::: Supplied data

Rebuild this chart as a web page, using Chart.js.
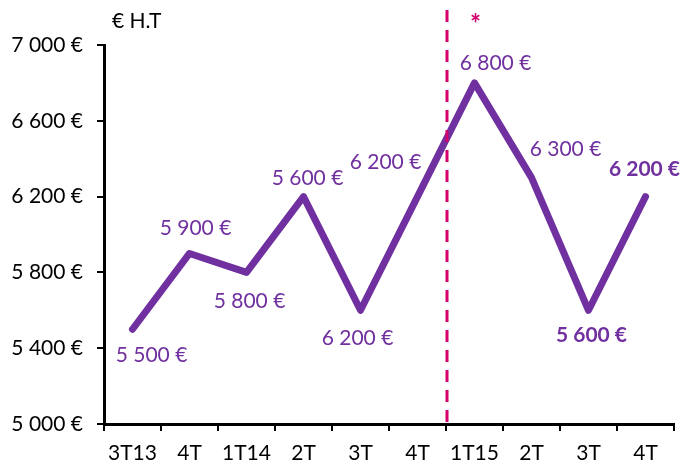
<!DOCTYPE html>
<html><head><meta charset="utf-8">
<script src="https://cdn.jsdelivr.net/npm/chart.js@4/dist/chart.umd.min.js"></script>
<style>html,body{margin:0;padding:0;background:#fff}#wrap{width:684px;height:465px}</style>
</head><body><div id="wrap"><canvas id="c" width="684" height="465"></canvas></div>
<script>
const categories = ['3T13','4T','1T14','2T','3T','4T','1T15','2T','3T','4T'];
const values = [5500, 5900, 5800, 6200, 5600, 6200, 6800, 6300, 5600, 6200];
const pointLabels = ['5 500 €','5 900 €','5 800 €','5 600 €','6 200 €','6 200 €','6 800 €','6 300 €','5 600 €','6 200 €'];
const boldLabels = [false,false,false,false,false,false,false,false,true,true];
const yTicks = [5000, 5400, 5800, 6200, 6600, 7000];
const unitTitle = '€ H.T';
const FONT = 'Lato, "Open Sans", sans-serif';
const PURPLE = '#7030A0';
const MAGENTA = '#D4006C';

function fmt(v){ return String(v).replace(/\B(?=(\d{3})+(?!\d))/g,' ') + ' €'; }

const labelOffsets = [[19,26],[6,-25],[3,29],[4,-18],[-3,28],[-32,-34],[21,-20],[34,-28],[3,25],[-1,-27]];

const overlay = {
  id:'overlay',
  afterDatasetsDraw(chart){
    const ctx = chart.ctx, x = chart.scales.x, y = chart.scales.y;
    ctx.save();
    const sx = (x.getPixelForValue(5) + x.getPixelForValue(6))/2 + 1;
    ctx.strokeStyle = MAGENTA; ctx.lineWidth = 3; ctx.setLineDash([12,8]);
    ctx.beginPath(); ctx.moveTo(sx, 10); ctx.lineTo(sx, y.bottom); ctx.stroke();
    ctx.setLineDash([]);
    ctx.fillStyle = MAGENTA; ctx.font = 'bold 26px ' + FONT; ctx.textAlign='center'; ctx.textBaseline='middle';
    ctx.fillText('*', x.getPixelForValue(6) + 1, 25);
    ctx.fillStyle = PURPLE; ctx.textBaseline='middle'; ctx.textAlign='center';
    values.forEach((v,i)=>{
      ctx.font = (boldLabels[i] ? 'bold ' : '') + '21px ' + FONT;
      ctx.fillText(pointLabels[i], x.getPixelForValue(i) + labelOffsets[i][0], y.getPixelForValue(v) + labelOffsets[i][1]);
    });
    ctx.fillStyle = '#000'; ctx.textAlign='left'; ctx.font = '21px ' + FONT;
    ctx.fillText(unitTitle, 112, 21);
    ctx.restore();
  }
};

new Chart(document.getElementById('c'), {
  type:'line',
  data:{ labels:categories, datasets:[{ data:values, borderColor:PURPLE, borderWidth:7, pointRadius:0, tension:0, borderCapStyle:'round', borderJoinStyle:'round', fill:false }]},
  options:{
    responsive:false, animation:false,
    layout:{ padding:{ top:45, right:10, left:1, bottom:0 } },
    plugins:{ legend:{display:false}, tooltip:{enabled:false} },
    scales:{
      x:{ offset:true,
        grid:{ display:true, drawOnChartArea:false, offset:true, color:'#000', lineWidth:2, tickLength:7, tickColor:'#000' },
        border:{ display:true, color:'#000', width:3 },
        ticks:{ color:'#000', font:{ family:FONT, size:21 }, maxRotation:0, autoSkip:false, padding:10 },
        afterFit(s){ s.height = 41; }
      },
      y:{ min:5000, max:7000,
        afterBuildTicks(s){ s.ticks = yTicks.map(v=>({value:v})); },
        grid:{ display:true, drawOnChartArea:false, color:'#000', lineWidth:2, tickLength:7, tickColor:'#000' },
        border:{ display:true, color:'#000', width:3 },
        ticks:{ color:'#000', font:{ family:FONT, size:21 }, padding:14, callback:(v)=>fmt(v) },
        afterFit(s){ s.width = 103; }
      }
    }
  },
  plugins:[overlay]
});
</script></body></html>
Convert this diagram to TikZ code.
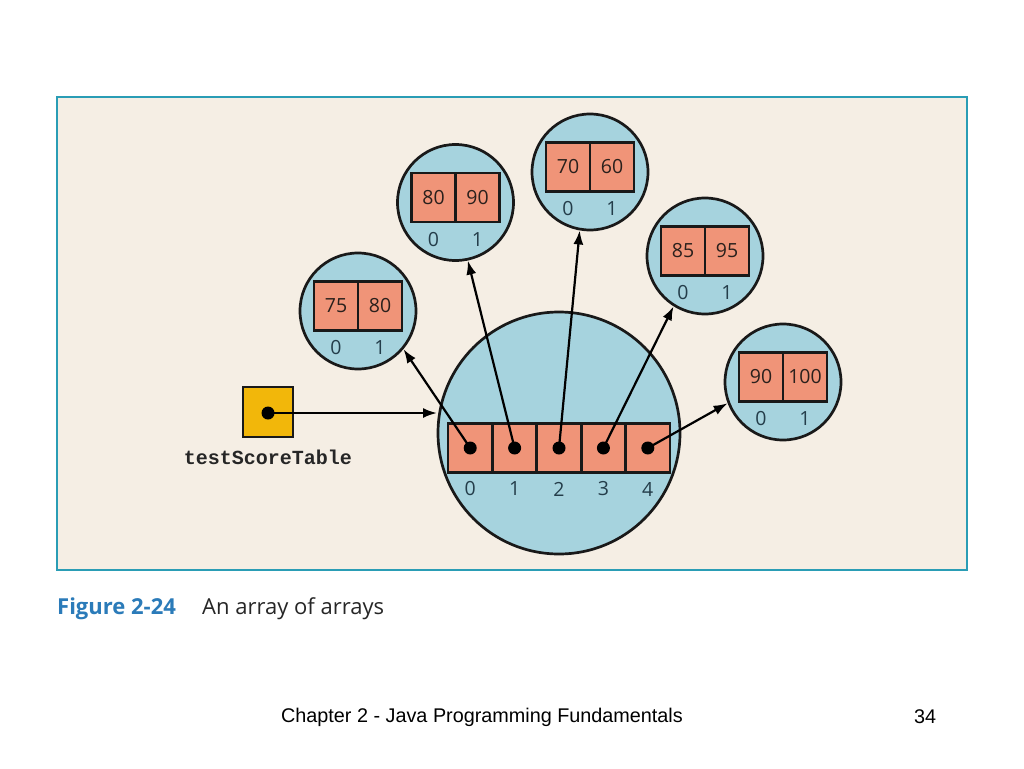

::::::

> Description of the task
Count the lines that hold the string "this" and state that number alone.

> Answer for the task
2